Вторая модель названа Винклером негативным национализмом; он считал его «не менее псевдорелигиозным», чем «настоящий» национализм
[227]. Главную роль в этой модели национализма играет сакрализация Холокоста, фиксированность на нем, делающая истребление евреев негативным смыслом немецкой истории. Предпосылкой для такого взгляда на немецкую историю является представление о ней как о прямой дороге с односторонним движением от Лютера и Бисмарка к Гитлеру, от освободительных (антинаполеоновских) войн к созданию рейха и Холокосту. Тем самым подтверждается идея избранности немецкого народа, только в негативном ключе: национальная гордость превращается в «гордыню вины» (G. Konrad). Зараженные абсолютным злом, немцы как бы устанавливают исторический антирекорд по сравнению с другими нациями. Подобный взгляд раз и навсегда увековечивает в новом виде идею особого немецкого пути.
Третья модель именуется конституционным патриотизмом.

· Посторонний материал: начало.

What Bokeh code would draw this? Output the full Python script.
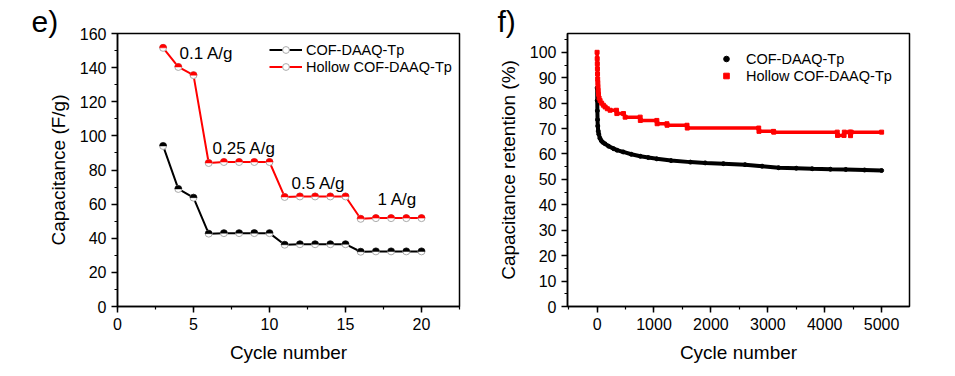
import math
from bokeh.plotting import figure
from bokeh.layouts import row
from bokeh.models import Label, Legend, LegendItem, SingleIntervalTicker, Range1d, Title
from bokeh.embed import file_html
from bokeh.resources import INLINE

# ---------------- data: panel e ----------------
cycles_e = [3, 4, 5, 6, 7, 8, 9, 10, 11, 12, 13, 14, 15, 16, 17, 18, 19, 20]
cap_cof = [94.1, 68.9, 63.8, 42.7, 43.0, 43.0, 43.0, 43.0, 36.2, 36.5, 36.5, 36.5, 36.5, 32.1, 32.3, 32.3, 32.3, 32.3]
cap_hollow = [151.6, 140.4, 135.6, 84.1, 84.7, 84.7, 84.7, 84.7, 64.2, 64.5, 64.5, 64.5, 64.5, 51.4, 51.8, 51.8, 51.8, 51.8]
rate_labels = ["0.1 A/g", "0.25 A/g", "0.5 A/g", "1 A/g"]

# ---------------- data: panel f ----------------
cyc_cof = [1, 3, 5, 8, 12, 20, 30, 50, 75, 100, 140, 200, 290, 350, 460, 600, 760, 900, 1050,
           1300, 1640, 1900, 2220, 2600, 2900, 3190, 3500, 3780, 4100, 4370, 4700, 5000]
ret_cof = [86, 81, 77, 73.5, 71, 69, 67.8, 66.2, 65.2, 64.6, 64.0, 63.1, 62.1, 61.5, 60.8, 59.9, 59.1, 58.6, 58.1,
           57.4, 56.8, 56.5, 56.2, 55.8, 55.2, 54.6, 54.4, 54.2, 54.0, 53.9, 53.7, 53.5]
cyc_hollow = [0, 2, 4, 6, 8, 10, 13, 16, 20, 25, 35, 53, 80, 110, 141, 180, 229, 340, 347, 464, 493, 757,
              760, 1050, 1055, 1227, 1230, 1580, 1585, 2840, 2845, 3100, 3105, 4220, 4225, 4340, 4345,
              4440, 4454, 4465, 5000]
ret_hollow = [100, 97.5, 95.5, 93.5, 91.5, 89.5, 88, 86.5, 85, 83.5, 82, 81, 80, 79.2, 78.5, 77.8, 77.2, 77.2,
              75.9, 75.9, 74.5, 74.5, 73.2, 73.2, 71.9, 71.9, 71.3, 71.3, 70.2, 70.2, 68.9, 68.9, 68.6, 68.6,
              67.3, 67.3, 68.6, 68.6, 67.2, 68.6, 68.6]

FONT = "Liberation Sans"
RED = "#ff0000"


def style(p, xint, yint, xlabel, ylabel):
    p.xgrid.visible = False
    p.ygrid.visible = False
    p.outline_line_color = "black"
    p.outline_line_width = 1.5
    p.outline_line_alpha = 1
    p.xaxis.ticker = SingleIntervalTicker(interval=xint, num_minor_ticks=2)
    p.yaxis.ticker = SingleIntervalTicker(interval=yint, num_minor_ticks=2)
    for ax in (p.xaxis[0], p.yaxis[0]):
        ax.axis_line_width = 1.5
        ax.major_tick_line_width = 1.5
        ax.minor_tick_line_width = 1.2
        ax.major_tick_in = 0
        ax.major_tick_out = 6
        ax.minor_tick_in = 0
        ax.minor_tick_out = 3
        ax.major_label_text_font = FONT
        ax.major_label_text_font_size = "16px"
        ax.major_label_text_color = "black"
        ax.axis_label_text_font = FONT
        ax.axis_label_text_font_size = "19px"
        ax.axis_label_text_font_style = "normal"
        ax.axis_label_text_color = "black"
    p.xaxis.axis_label = xlabel
    p.yaxis.axis_label = ylabel
    p.xaxis.axis_label_standoff = 9
    p.yaxis.axis_label_standoff = 8
    p.yaxis.major_label_orientation = "horizontal"


def panel_title(p, text, offset):
    t = Title(text=text, align="left", offset=offset, standoff=-9, text_font=FONT,
              text_font_size="30px", text_font_style="normal", text_color="black")
    p.add_layout(t, "above")


# ---------------- panel e ----------------
p1 = figure(frame_width=342, frame_height=273, x_range=Range1d(0, 22.5), y_range=Range1d(0, 160),
            min_border_left=117, min_border_right=18, min_border_top=33, min_border_bottom=62,
            output_backend="svg", toolbar_location=None)
style(p1, 5, 20, "Cycle number", "Capacitance (F/g)")
panel_title(p1, "e)", -86)

items1 = []
for vals, col, name in ((cap_cof, "black", "COF-DAAQ-Tp"), (cap_hollow, RED, "Hollow COF-DAAQ-Tp")):
    ln = p1.line(cycles_e, vals, line_color=col, line_width=2)
    cr = p1.scatter(cycles_e, vals, marker="circle", size=7, fill_color="white",
                    line_color="#aaaaaa", line_width=1)
    p1.wedge(cycles_e, vals, radius=3.5, radius_units="screen", start_angle=0, end_angle=math.pi,
             fill_color=col, line_color=col, line_width=0.5)
    items1.append(LegendItem(label=name, renderers=[ln, cr]))

leg1 = Legend(items=items1, location=(152, 231), padding=0, margin=0, spacing=0,
              label_height=17, glyph_height=17, glyph_width=33, label_standoff=4,
              border_line_alpha=0, background_fill_alpha=0,
              label_text_font=FONT, label_text_font_size="14.5px", label_text_color="black")
p1.add_layout(leg1)

rate_x = [4.08, 6.25, 11.45, 17.1]
rate_y = [148.3, 92.6, 72.1, 62.7]
for t, xx, yy in zip(rate_labels, rate_x, rate_y):
    p1.add_layout(Label(x=xx, y=yy, text=t, text_font=FONT, text_font_size="17px",
                        text_baseline="middle", text_color="black"))

# ---------------- panel f ----------------
p2 = figure(frame_width=342, frame_height=273, x_range=Range1d(-520, 5490), y_range=Range1d(0, 107.4),
            min_border_left=90, min_border_right=38, min_border_top=33, min_border_bottom=62,
            output_backend="svg", toolbar_location=None)
style(p2, 1000, 10, "Cycle number", "Capacitance retention (%)")
panel_title(p2, "f)", -70)

lb = p2.line(cyc_cof, ret_cof, line_color="black", line_width=4)
sb = p2.scatter(cyc_cof, ret_cof, marker="circle", size=4, fill_color="black", line_color="black")
lr = p2.line(cyc_hollow, ret_hollow, line_color=RED, line_width=3.5)
sr = p2.scatter(cyc_hollow, ret_hollow, marker="square", size=4, fill_color=RED, line_color=RED)

leg2 = Legend(items=[LegendItem(label="COF-DAAQ-Tp", renderers=[sb]),
                     LegendItem(label="Hollow COF-DAAQ-Tp", renderers=[sr])],
              location=(152, 222), padding=0, margin=0, spacing=0,
              label_height=17, glyph_height=17, glyph_width=14, label_standoff=13,
              border_line_alpha=0, background_fill_alpha=0,
              label_text_font=FONT, label_text_font_size="14.5px", label_text_color="black")
p2.add_layout(leg2)

layout = row(p1, p2)
open("out.html", "w").write(file_html(layout, INLINE))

Согласно этой модели, Германия вновь стала нацией, однако нацией постклассической, когда национальный суверенитет ограничивается прочной интеграцией в такие транснациональные организации, как НАТО и ЕС. Да и растущее мультикультурное смешение граждан страны уже не позволяет мыслить постклассическое национальное государство в духе XIX века в виде сообщества, объединенного общим языком и этническим происхождением. Единственным критерием принадлежности к нему остается признание его демократическим сообществом совместной воли и демократических процедур волеизъявления; Эрнест Ренан называл их «каждодневным плебисцитом». Объединение граждан в государство скрепляется коллективными визионерскими мифами; не представлениями об особой миссии, не сознанием общей судьбы, а единственно и исключительно приверженностью демократической конституции государства. Формулу «конституционного патриотизма», предложенную Дольфом Штернбергером, подхватил Юрген Хабермас, настойчивый защитник концепции постконвенциональной и постнациональной идентичности. По мнению Хабермаса, за преступления, «с которыми исторически переплетена собственная судьба», можно нести ответственность только «посредством солидарной памяти о том, чему нет искупления», и посредством «рефлексирующего, критического отношения к собственным трагедиям, формирующим идентичность»

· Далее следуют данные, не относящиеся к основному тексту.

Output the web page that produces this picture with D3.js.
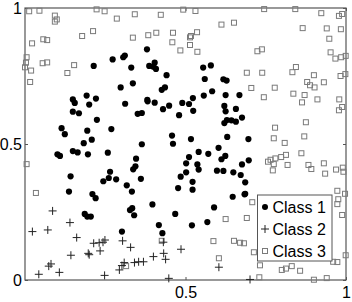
<!DOCTYPE html>
<html>
<head>
<meta charset="utf-8">
<script src="https://cdn.jsdelivr.net/npm/d3@7"></script>
<style>
  body { margin: 0; background: #fff; }
  text { font-family: "Liberation Sans", Arial, sans-serif; }
</style>
</head>
<body>
<svg id="chart" width="352" height="302"></svg>
<script>
// values, [x, y]
var class1 = [
  [0.273,0.811],[0.214,0.787],[0.192,0.678],[0.149,0.664],[0.221,0.667],[0.298,0.708],
  [0.380,0.848],[0.306,0.819],[0.311,0.825],[0.331,0.781],[0.404,0.799],[0.387,0.787],
  [0.400,0.784],[0.408,0.776],[0.441,0.753],[0.336,0.723],[0.426,0.699],[0.436,0.708],
  [0.555,0.781],[0.579,0.789],[0.560,0.739],[0.618,0.738],[0.628,0.733],[0.381,0.662],
  [0.523,0.669],[0.557,0.678],[0.583,0.694],[0.625,0.680],[0.668,0.680],[0.155,0.651],
  [0.200,0.645],[0.149,0.619],[0.168,0.613],[0.224,0.589],[0.114,0.558],[0.124,0.536],
  [0.194,0.549],[0.269,0.555],[0.208,0.516],[0.183,0.503],[0.101,0.462],[0.109,0.456],
  [0.149,0.474],[0.164,0.469],[0.196,0.462],[0.258,0.468],[0.265,0.398],[0.142,0.381],
  [0.261,0.375],[0.244,0.363],[0.284,0.370],[0.137,0.325],[0.210,0.316],[0.312,0.648],
  [0.382,0.657],[0.404,0.652],[0.351,0.611],[0.364,0.614],[0.430,0.628],[0.449,0.641],
  [0.490,0.651],[0.511,0.647],[0.480,0.606],[0.524,0.622],[0.621,0.640],[0.625,0.620],
  [0.629,0.588],[0.621,0.577],[0.458,0.531],[0.461,0.501],[0.517,0.518],[0.630,0.526],
  [0.364,0.499],[0.603,0.486],[0.571,0.464],[0.541,0.471],[0.511,0.452],[0.612,0.444],
  [0.624,0.456],[0.502,0.429],[0.537,0.425],[0.346,0.446],[0.344,0.418],[0.337,0.407],
  [0.541,0.406],[0.502,0.396],[0.485,0.380],[0.361,0.372],[0.598,0.402],[0.618,0.401],
  [0.317,0.348],[0.333,0.325],[0.477,0.338],[0.522,0.361],[0.522,0.332],[0.657,0.629],
  [0.643,0.587],[0.657,0.582],[0.676,0.597],[0.696,0.518],[0.697,0.440],[0.676,0.425],
  [0.649,0.396],[0.672,0.386],[0.686,0.359],[0.686,0.317],[0.220,0.301],[0.186,0.243],
  [0.194,0.233],[0.205,0.233],[0.397,0.278],[0.334,0.264],[0.327,0.257],[0.340,0.238],
  [0.468,0.243],[0.520,0.201],[0.568,0.213],[0.589,0.267],[0.417,0.202],[0.428,0.172],
  [0.302,0.178],[0.647,0.306],[0.684,0.315]
];
var class2 = [
  [0.086,0.254],[0.023,0.178],[0.071,0.184],[0.140,0.211],[0.161,0.156],[0.143,0.091],
  [0.197,0.098],[0.200,0.093],[0.214,0.135],[0.231,0.137],[0.249,0.147],[0.243,0.139],
  [0.234,0.107],[0.074,0.051],[0.081,0.059],[0.107,0.028],[0.043,0.021],[0.248,0.017],
  [0.304,0.144],[0.329,0.120],[0.431,0.139],[0.486,0.113],[0.400,0.086],[0.432,0.098],
  [0.438,0.076],[0.369,0.067],[0.354,0.067],[0.341,0.064],[0.309,0.064],[0.302,0.053],
  [0.294,0.037],[0.448,0.006],[0.604,0.047],[0.701,0.002]
];
var class3 = [
  [0.013,0.988],[0.045,0.990],[0.093,0.972],[0.099,0.958],[0.093,0.950],[0.223,0.995],
  [0.248,0.988],[0.286,0.961],[0.212,0.915],[0.178,0.897],[0.022,0.870],[0.057,0.885],
  [0.069,0.882],[0.005,0.819],[0.003,0.799],[0.000,0.782],[0.019,0.770],[0.055,0.797],
  [0.069,0.800],[0.153,0.790],[0.132,0.761],[0.016,0.728],
  [0.342,0.977],[0.423,0.975],[0.493,0.994],[0.531,0.989],[0.612,0.939],[0.336,0.891],
  [0.384,0.900],[0.409,0.909],[0.461,0.909],[0.459,0.874],[0.517,0.897],[0.514,0.892],
  [0.536,0.911],[0.484,0.844],[0.514,0.864],[0.537,0.839],
  [0.745,0.996],[0.842,0.996],[0.923,0.981],[0.978,0.971],[0.988,0.978],[0.651,0.946],
  [0.865,0.926],[0.940,0.925],[0.984,0.922],[0.948,0.887],[0.724,0.841],[0.738,0.848],
  [0.952,0.837],[0.967,0.814],[0.985,0.819],[0.999,0.824],[0.691,0.762],[0.739,0.762],
  [0.833,0.764],[0.844,0.783],[0.900,0.753],[0.879,0.728],[0.888,0.716],[0.902,0.708],
  [0.931,0.727],[0.983,0.750],[0.998,0.757],[0.705,0.706],[0.778,0.707],[0.836,0.685],
  [0.871,0.680],[0.744,0.672],[0.911,0.664],[0.979,0.664],
  [0.005,0.426],[0.034,0.320],
  [0.863,0.653],[0.988,0.636],[0.978,0.624],[0.875,0.580],[0.779,0.560],[0.775,0.521],
  [0.870,0.528],[0.809,0.504],[0.861,0.466],[0.813,0.460],[0.798,0.452],[0.780,0.447],
  [0.765,0.442],[0.757,0.435],[0.775,0.426],[0.772,0.403],[0.818,0.423],[0.883,0.423],
  [0.892,0.408],[0.931,0.429],[0.935,0.391],[0.969,0.406],[0.990,0.413],[0.992,0.398],
  [0.973,0.328],[0.997,0.317],
  [0.426,0.144],[0.315,0.051],[0.587,0.143],[0.625,0.224],[0.604,0.080],
  [0.708,0.286],[0.691,0.228],[0.651,0.144],[0.670,0.137],[0.682,0.135],[0.713,0.102],
  [0.732,0.054],[0.800,0.037],[0.813,0.042],[0.831,0.051],[0.857,0.034],[0.900,0.001],
  [0.940,0.007],[0.730,0.010],[0.960,0.067],[0.973,0.066],[0.999,0.091],[0.988,0.239],
  [0.973,0.279],[0.976,0.297]
];
var xTicks = [0.5, 1];
var yTicks = [0, 0.5, 1];
var legendLabels = ['Class 1', 'Class 2', 'Class 3'];

var svg = d3.select('#chart'),
    MARGINS = {left: 25, right: 6, top: 8, bottom: 22},
    WIDTH = 352, HEIGHT = 302,
    axisColor = '#555',
    x = d3.scaleLinear().domain([0, 1]).range([MARGINS.left, WIDTH - MARGINS.right]),
    y = d3.scaleLinear().domain([0, 1]).range([HEIGHT - MARGINS.bottom, MARGINS.top]);

// frame
svg.append('rect')
    .attr('x', x(0)).attr('y', y(1))
    .attr('width', x(1) - x(0)).attr('height', y(0) - y(1))
    .attr('fill', 'none').attr('stroke', axisColor).attr('stroke-width', 1.2);

function styleAxis(g){
    g.select('.domain').remove();
    g.selectAll('line').attr('stroke', axisColor);
    g.selectAll('text').attr('fill', '#000').style('font-size', '16px')
        .style('font-family', '"Liberation Sans", Arial, sans-serif');
}

svg.append('g')
    .attr('transform', 'translate(0,' + y(0) + ')')
    .call(d3.axisBottom(x).tickValues(xTicks).tickSize(-3).tickPadding(6.5).tickFormat(d3.format('')))
    .call(styleAxis);
svg.append('g')
    .attr('transform', 'translate(0,' + y(1) + ')')
    .call(d3.axisTop(x).tickValues(xTicks).tickSize(-3).tickFormat(''))
    .call(styleAxis);
svg.append('g')
    .attr('transform', 'translate(' + x(0) + ',0)')
    .call(d3.axisLeft(y).tickValues(yTicks).tickSize(-3).tickPadding(3).tickFormat(d3.format('')))
    .call(styleAxis);
svg.append('g')
    .attr('transform', 'translate(' + x(1) + ',0)')
    .call(d3.axisRight(y).tickValues(yTicks).tickSize(-3).tickFormat(''))
    .call(styleAxis);

// class 3 squares
svg.append('g').selectAll('rect').data(class3).enter().append('rect')
    .attr('x', function(d){ return x(d[0]) - 2.5; })
    .attr('y', function(d){ return y(d[1]) - 2.5; })
    .attr('width', 5).attr('height', 5)
    .attr('fill', 'none').attr('stroke', '#7a7a7a').attr('stroke-width', 1);

// class 2 plus signs
function plusPath(cx, cy, s){
    return 'M' + (cx - s) + ',' + cy + 'H' + (cx + s) + 'M' + cx + ',' + (cy - s) + 'V' + (cy + s);
}
svg.append('g').selectAll('path').data(class2).enter().append('path')
    .attr('d', function(d){ return plusPath(x(d[0]), y(d[1]), 4); })
    .attr('stroke', '#222').attr('stroke-width', 1).attr('fill', 'none');

// class 1 dots
svg.append('g').selectAll('circle').data(class1).enter().append('circle')
    .attr('cx', function(d){ return x(d[0]); })
    .attr('cy', function(d){ return y(d[1]); })
    .attr('r', 3.1).attr('fill', '#000');

// legend
var legend = svg.append('g').attr('transform', 'translate(257.5,195)');
legend.append('rect')
    .attr('width', 74.5).attr('height', 66)
    .attr('fill', '#fff').attr('stroke', axisColor).attr('stroke-width', 1);
legendLabels.forEach(function(lab, i){
    var ly = 12 + i * 22, lx = 7.5;
    if (i === 0) {
        legend.append('circle').attr('cx', lx).attr('cy', ly).attr('r', 3).attr('fill', '#000');
    } else if (i === 1) {
        legend.append('path').attr('d', plusPath(lx, ly, 4))
            .attr('stroke', '#222').attr('fill', 'none');
    } else {
        legend.append('rect').attr('x', lx - 2.5).attr('y', ly - 2.5).attr('width', 5).attr('height', 5)
            .attr('fill', 'none').attr('stroke', '#7a7a7a');
    }
    legend.append('text').attr('x', 15).attr('y', ly).attr('dy', '0.35em')
        .style('font-size', '16px').text(lab);
});
</script>
</body>
</html>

[228]. В полемической конфронтации с историком Михаэлем Штюрмером, советником Коля по национальной символической политике, Хабермас ратовал за критическую нейтрализацию национальной идентичности, единственно пригодную для немцев.
Исчерпывается ли тремя указанными альтернативами возможная модель немецкой национальной идентичности? Прежде всего, необходимо ответить на вопрос, в какой форме должна сохраняться и традироваться «солидарная память о том, чему нет искупления», если отказаться от национальных традиций и от дефиниции коллективной принадлежности посредством исторических нарративов. При всей важности того импульса, который дали левые интеллектуалы своим противодействием созданию положительного национального имиджа, приходится признать, что этот импульс бьет мимо цели. Ведь если в принципе доверять всем символам и традициям, то как сохранить ту самую солидарную память? Никакая транспоколенческая память не может обойтись без символики и организованных форм традирования, которых подобный скепсис лишает всякой основы. Неизбежной альтернативой между негативным и позитивным немецким национализмом служит не полный отказ и не нейтрализация обоих полюсов, а укрощение их радикализма. Рефлексия, критический подход и традиции, формирующие идентичность, не обязательно взаимоисключают друг друга; наоборот, они нуждаются друг в друге и взаимодополняют друг друга. Вместо отказа от соотнесенности с национальным горизонтом и от традиций, который происходит во имя постконвенциональной и постнациональной идентичности, необходима их самокритичная трансформация. Разве могут существовать рамки памяти, солидарной с жертвами Холокоста, если эти рамки никак не связаны с национальной идентичностью, национальной культурой и историей? Позитивный национализм, как и негативный национализм, дискредитируют себя односторонне узким отбором ориентиров для национальной идентификации, что весьма характерно для коллективной памяти. Лишь в поле взаимодействия обоих полюсов возникает то напряжение, которым активизируется критическое сознание, делая работу над немецкой историей незавершимой задачей.